Aligning to business goals
Having risk categories is important, but they are meaningless if not aligned to the strategic goals of the business. So, Howson’s next step was to understand the governing body’s (namely the shareholders’ and the executive directors’) risk appetite and attitude to risk.
Howson says: “Those are two very different things. Attitude is defined by people’s backgrounds, experiences, cultures… the scars on the back, whereas appetite is how much of that risk are they actually willing to accept.”
To achieve this, the team worked with business owners and stakeholders to refine the risk categories further so that it was possible to do a risk assessment and understand the specific controls that were in place or available to manage a response to each primary threat category.
“Attitude is defined by people’s backgrounds, experiences, cultures… the scars on the back, whereas appetite is how much of that risk are they actually willing to accept.”
This was then filtered down through the tier 2 and 3 risks, until the firm eventually arrived at a qualitative enterprise exercise where each risk has been assessed and scored on an inherent and residual basis, controls had been documented and assessed for effectiveness, and the residual risk profile had been plotted against the directors’ risk appetites.
Howson explains: “That really gives us an enterprise risk view of where we’re operating outside of tolerance and where the key focus areas are in terms of the mitigating actions to bring those risks back within our appetite.”

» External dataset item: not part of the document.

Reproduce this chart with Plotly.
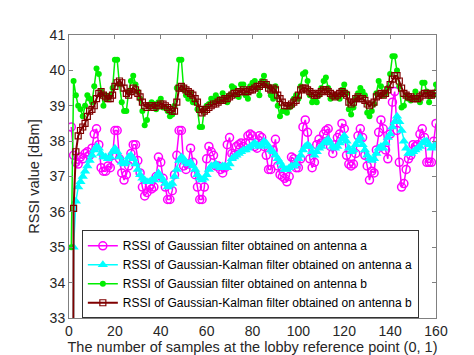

The initial appetite and attitude assessments were carried out in a qualitative way, but Howson says that the next phase for Norton is to move to a more quantitative model where these are driven by data and key risk indicators.
Overcoming challenges
Howson says that education and engagement was a central pillar of the project, pointing out that risk management as an academic concept was new to many people, and that it was important for everyone to understand why a framework was a valuable tool to implement.

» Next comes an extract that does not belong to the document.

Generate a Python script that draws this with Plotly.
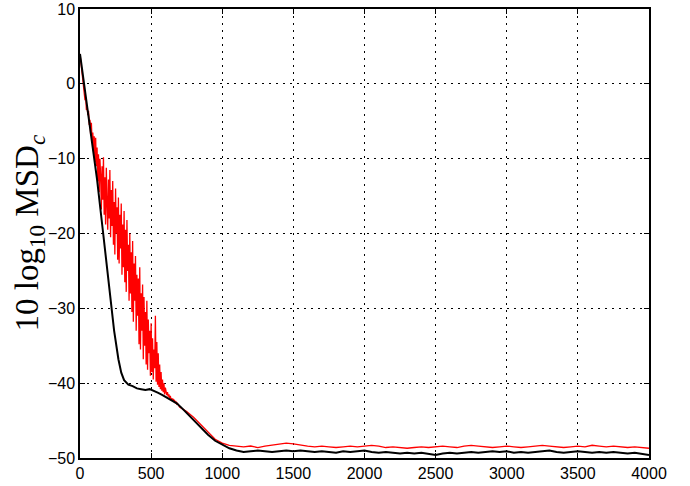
import plotly.graph_objects as go

# ---- data ----
# red curve, dense part: iterations 0..700 every 5
red_x_dense = list(range(0, 705, 5))
red_y_dense = [
    4.0, 3.2, 2.0, 1.5, 0.2, -0.5, -1.0, -2.2, -1.8, -3.5, -3.0,
    -4.2, -3.6, -5.5, -4.8, -6.9, -5.2, -7.8, -6.5, -9.0, -7.0,
    -10.5, -7.2, -11.0, -8.5, -13.0, -9.4, -14.5, -10.0, -12.2, -16.8,
    -11.0, -15.5, -9.8, -17.5, -12.5, -18.8, -11.2, -16.0, -19.5, -12.8,
    -18.0, -11.5, -20.5, -14.2, -19.0, -13.0, -21.5, -15.8, -22.8, -14.0,
    -20.0, -16.5, -23.5, -15.2, -24.0, -17.5, -22.0, -16.0, -25.5, -18.8,
    -24.5, -17.0, -26.5, -19.5, -27.8, -18.2, -25.0, -21.5, -29.0, -20.0,
    -28.0, -22.5, -30.5, -21.0, -31.8, -24.0, -29.0, -23.0, -33.0, -25.5,
    -31.0, -26.0, -34.8, -24.5, -35.5, -28.0, -33.0, -26.8, -36.8, -28.5,
    -35.0, -30.5, -37.5, -29.0, -38.2, -31.5, -36.0, -33.0, -39.0, -32.0,
    -38.5, -34.0, -39.5, -35.5, -38.0, -31.0, -39.8, -34.5, -40.2, -36.0,
    -40.5, -37.5, -40.8, -38.5, -41.0, -39.5, -41.2, -40.0, -41.5, -40.6,
    -41.0, -41.6, -41.2, -41.8, -41.5, -42.0, -41.7, -42.2, -42.0, -42.3,
    -42.1, -42.4, -42.3, -42.6, -42.5, -42.8, -42.7, -43.0, -43.0, -43.2,
]
# red curve, tail: iterations 750..4000 every 50
red_x_tail = list(range(750, 4050, 50))
red_y_tail = [
    -43.8, -44.6, -45.6, -46.6, -47.5, -48.0, -48.3, -48.4, -48.5, -48.4,
    -48.6, -48.4, -48.3, -48.1, -48.0, -48.1, -48.3, -48.4, -48.5, -48.4,
    -48.5, -48.6, -48.5, -48.4, -48.5, -48.4, -48.3, -48.4, -48.6, -48.5,
    -48.6, -48.7, -48.6, -48.5, -48.6, -48.5, -48.4, -48.5, -48.6, -48.4,
    -48.3, -48.4, -48.5, -48.6, -48.5, -48.4, -48.5, -48.6, -48.5, -48.4,
    -48.3, -48.4, -48.5, -48.6, -48.5, -48.4, -48.5, -48.3, -48.4, -48.5,
    -48.4, -48.5, -48.6, -48.5, -48.6, -48.7,
]

# black curve
black_x = [0, 40, 80, 120, 160, 200, 240, 270, 290, 310, 340, 370, 400, 430,
           460, 490, 520, 550, 580, 610, 640, 680, 720, 760, 800, 850, 900,
           950, 1000, 1050, 1100, 1150, 1200, 1250, 1300, 1350, 1400, 1450,
           1500, 1550, 1600, 1650, 1700, 1750, 1800, 1850, 1900, 1950, 2000,
           2050, 2100, 2150, 2200, 2250, 2300, 2350, 2400, 2450, 2500, 2550,
           2600, 2650, 2700, 2750, 2800, 2850, 2900, 2950, 3000, 3050, 3100,
           3150, 3200, 3250, 3300, 3350, 3400, 3450, 3500, 3550, 3600, 3650,
           3700, 3750, 3800, 3850, 3900, 3950, 4000]
black_y = [4.0, -1.5, -6.6, -12.8, -19.5, -26.5, -33.0, -36.8, -38.6, -39.6,
           -40.2, -40.4, -40.7, -40.8, -40.9, -40.8, -41.0, -41.3, -41.6,
           -41.9, -42.3, -42.7, -43.4, -44.2, -44.9, -45.9, -46.9, -47.7,
           -48.2, -48.7, -49.0, -49.2, -49.1, -49.0, -49.1, -49.2, -49.1,
           -49.0, -49.1, -49.0, -49.1, -49.2, -49.1, -49.2, -49.3, -49.1,
           -49.2, -49.1, -49.0, -49.2, -49.3, -49.2, -49.3, -49.4, -49.3,
           -49.4, -49.3, -49.5, -49.6, -49.4, -49.3, -49.4, -49.3, -49.2,
           -49.3, -49.2, -49.1, -49.2, -49.1, -49.3, -49.2, -49.3, -49.2,
           -49.1, -49.0, -49.2, -49.3, -49.2, -49.1, -49.2, -49.3, -49.2,
           -49.3, -49.2, -49.3, -49.4, -49.3, -49.5, -49.6]

x_ticks = [0, 500, 1000, 1500, 2000, 2500, 3000, 3500, 4000]
y_ticks = [-50, -40, -30, -20, -10, 0, 10]
y_title = "10 log<sub>10</sub> MSD<sub><i>c</i></sub>"

fig = go.Figure()
fig.add_trace(go.Scatter(x=red_x_dense + red_x_tail, y=red_y_dense + red_y_tail,
                         mode="lines", line=dict(color="#ff0000", width=1.3),
                         showlegend=False))
fig.add_trace(go.Scatter(x=black_x, y=black_y, mode="lines",
                         line=dict(color="#000000", width=2),
                         showlegend=False))

axis_common = dict(
    showline=True, linecolor="black", linewidth=1.5, mirror="allticks",
    ticks="inside", ticklen=5, tickcolor="black", tickwidth=1,
    showgrid=True, gridcolor="black", gridwidth=1, griddash="2px,5px",
    zeroline=False, automargin=False,
    tickfont=dict(family="Liberation Sans, Arial, sans-serif", size=16, color="black"),
)

fig.update_xaxes(range=[0, 4000], tickvals=x_ticks, **axis_common)
fig.update_yaxes(range=[-50, 10], tickvals=y_ticks, **axis_common)

fig.add_annotation(
    text=y_title, textangle=-90, showarrow=False,
    xref="paper", yref="paper", x=-0.089, y=0.501,
    xanchor="center", yanchor="middle",
    font=dict(family="Liberation Serif, Times New Roman, serif", size=33, color="black"),
)

fig.update_layout(
    width=690, height=486,
    margin=dict(l=80, r=41, t=9, b=28),
    plot_bgcolor="white", paper_bgcolor="white",
)

fig.write_html("out.html", config={"displayModeBar": False},
               post_script="document.body.style.margin='0';")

He explains: “Trying to explain the technicalities around some of the terminology that we’re using such as risk responses, risk appetite statements, inherent and residual risk assessments, materiality matrix etc [was important]… Really explaining it to people who don’t have risk practitioner backgrounds and then trying to sell the benefit of a model and how it can feed into enhanced governance, systems and controls, and better strategic decision making for the organisation.
He says that getting past the mindset of risk management as a compliance tool or regulatory tick-box is critical. And that the key to this is using a risk management framework that will ultimately help the business achieve its ambitions.

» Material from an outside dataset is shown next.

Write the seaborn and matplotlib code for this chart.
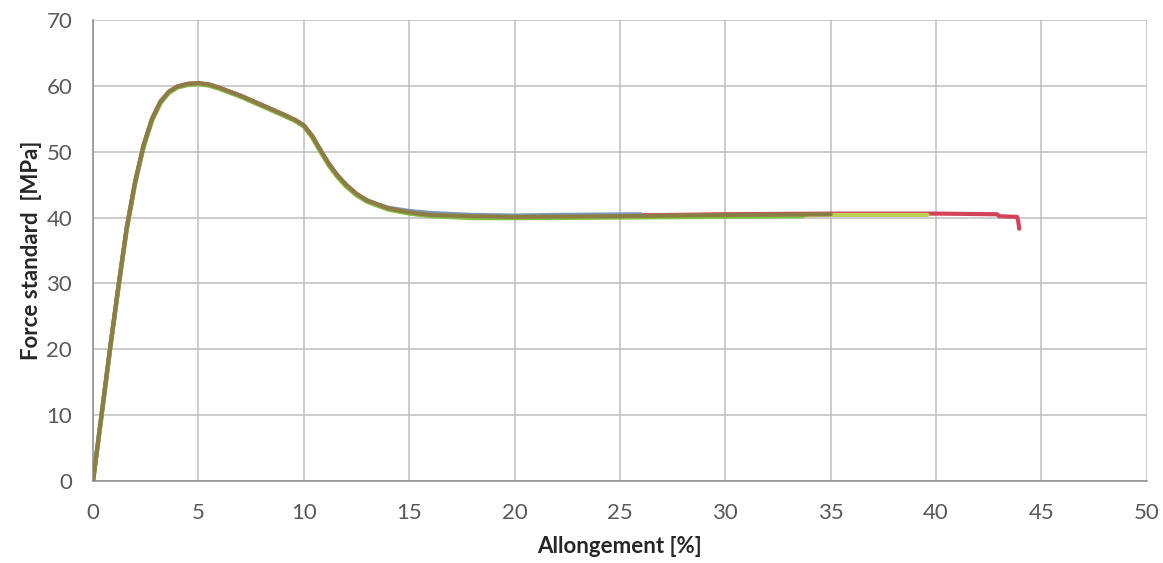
import pandas as pd
import matplotlib
matplotlib.use("Agg")
import matplotlib.pyplot as plt
import seaborn as sns

# Strain values shared by the loading part of every specimen [%]
rise_x = [0, 0.4, 0.8, 1.2, 1.6, 2.0, 2.4, 2.8, 3.2, 3.6, 4.0, 4.5, 5.0, 5.5, 6.0,
          7.0, 8.0, 9.0, 9.6, 10.0, 10.4, 10.8, 11.2, 11.6, 12.0, 12.5, 13.0,
          14.0, 15.0, 16.0, 18.0, 20.0]

# Stress per specimen over rise_x [MPa]
red_y = [0, 10, 20, 29.5, 38.5, 45.5, 51.0, 55.0, 57.6, 59.1, 59.9, 60.3, 60.4, 60.2, 59.7,
         58.5, 57.1, 55.7, 54.8, 54.0, 52.4, 50.2, 48.1, 46.4, 45.0, 43.6, 42.6,
         41.4, 40.8, 40.5, 40.2, 40.1]
yellow_y = [0, 9.6, 19.5, 29.0, 38.0, 45.0, 50.6, 54.6, 57.3, 58.9, 59.7, 60.1, 60.2, 60.0, 59.5,
            58.3, 56.9, 55.5, 54.6, 53.8, 52.1, 49.9, 47.8, 46.1, 44.7, 43.4, 42.4,
            41.3, 40.7, 40.4, 40.1, 40.0]
blue_y = [0, 9.8, 19.8, 29.3, 38.3, 45.3, 50.8, 54.8, 57.5, 59.0, 59.8, 60.2, 60.3, 60.1, 59.6,
          58.4, 57.0, 55.6, 54.7, 53.9, 52.3, 50.1, 48.0, 46.3, 44.9, 43.5, 42.5,
          41.5, 41.0, 40.7, 40.4, 40.3]
green_y = [0, 9.9, 19.9, 29.4, 38.4, 45.4, 50.9, 54.9, 57.5, 59.0, 59.8, 60.2, 60.3, 60.1, 59.6,
           58.4, 57.0, 55.6, 54.7, 53.9, 52.2, 50.0, 47.9, 46.2, 44.8, 43.4, 42.4,
           41.2, 40.6, 40.2, 39.9, 39.9]
brown_y = [0, 10, 20, 29.5, 38.5, 45.5, 51.0, 55.0, 57.6, 59.1, 59.9, 60.3, 60.4, 60.2, 59.7,
           58.5, 57.1, 55.7, 54.8, 54.0, 52.4, 50.2, 48.1, 46.4, 45.0, 43.6, 42.6,
           41.4, 40.8, 40.4, 40.2, 40.1]

# Plateau until rupture
red_tail_x = [25, 30, 35, 40, 42.9, 43.0, 43.85, 43.9, 43.95]
red_tail_y = [40.3, 40.5, 40.6, 40.6, 40.5, 40.2, 40.1, 39.5, 38.3]
yellow_tail_x = [25, 30, 35, 39.6]
yellow_tail_y = [40.2, 40.3, 40.4, 40.4]
blue_tail_x = [22, 26]
blue_tail_y = [40.4, 40.5]
green_tail_x = [25, 30, 33.7]
green_tail_y = [40.0, 40.1, 40.2]
brown_tail_x = [25, 30, 35]
brown_tail_y = [40.2, 40.4, 40.5]

series = [
    ("red", red_y, red_tail_x, red_tail_y, "#D2445A"),
    ("yellow", yellow_y, yellow_tail_x, yellow_tail_y, "#BCD05A"),
    ("blue", blue_y, blue_tail_x, blue_tail_y, "#7E99B8"),
    ("green", green_y, green_tail_x, green_tail_y, "#82C244"),
    ("brown", brown_y, brown_tail_x, brown_tail_y, "#8C7D45"),
]

sns.set_style("white")
plt.rcParams['font.family'] = ['Lato', 'DejaVu Sans']

fig = plt.figure(figsize=(11.63, 5.63), dpi=100)
ax = fig.add_axes([0.080, 0.1456, 0.906, 0.819])

for name, y, tx, ty, col in series:
    df = pd.DataFrame({"x": rise_x + tx, "y": y + ty})
    sns.lineplot(data=df, x="x", y="y", ax=ax, color=col, linewidth=3.0,
                 sort=False, estimator=None, zorder=3)

ax.set_xlim(0, 50)
ax.set_ylim(0, 70)
ax.set_xticks(range(0, 51, 5))
ax.set_yticks(range(0, 71, 10))
ax.grid(True, color="#BEBEBE", linewidth=1.1, zorder=0)
ax.set_axisbelow(True)
for s in ["top", "right"]:
    ax.spines[s].set_visible(False)
for s in ["left", "bottom"]:
    ax.spines[s].set_color("#8C8C8C")
    ax.spines[s].set_linewidth(1.1)
ax.tick_params(axis="both", direction="out", length=8, width=1.1, color="#8C8C8C",
               labelsize=16, labelcolor="#595959")
ax.tick_params(axis="x", pad=8)
ax.tick_params(axis="y", pad=7)

ax.set_xlabel("Allongement [%]", fontsize=16, fontweight="bold", color="#262626", labelpad=9)
ax.set_ylabel("Force standard  [MPa]", fontsize=16, fontweight="bold", color="#262626", labelpad=3)

fig.savefig("out.png", dpi=100)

“The reason why we manage risk is so that we can take risk, identifying the upside of opportunity risk is equally as important as trying to mitigate the downside.”
He concludes: “My approach from the outset was that it does enhance regulatory compliance but it’s more around enhancing the quality of the decisions that you make and ensuring that you are considering all angles before you pull the trigger.
“If you do that consistently and consider risk within all your governance procedures it will result in many benefits. One is a reduction in operational loss through reduced incidents, but it’s not just about that. The reason why we manage risk is so that we can take risk, identifying the upside of opportunity risk is equally as important as trying to mitigate the downside.
“When I was trying to educate people and convince them to pay money for a system that they didn’t have before, it needed to be very much seen as an opportunity to enhance the growth ambitions of the organisation in the future.”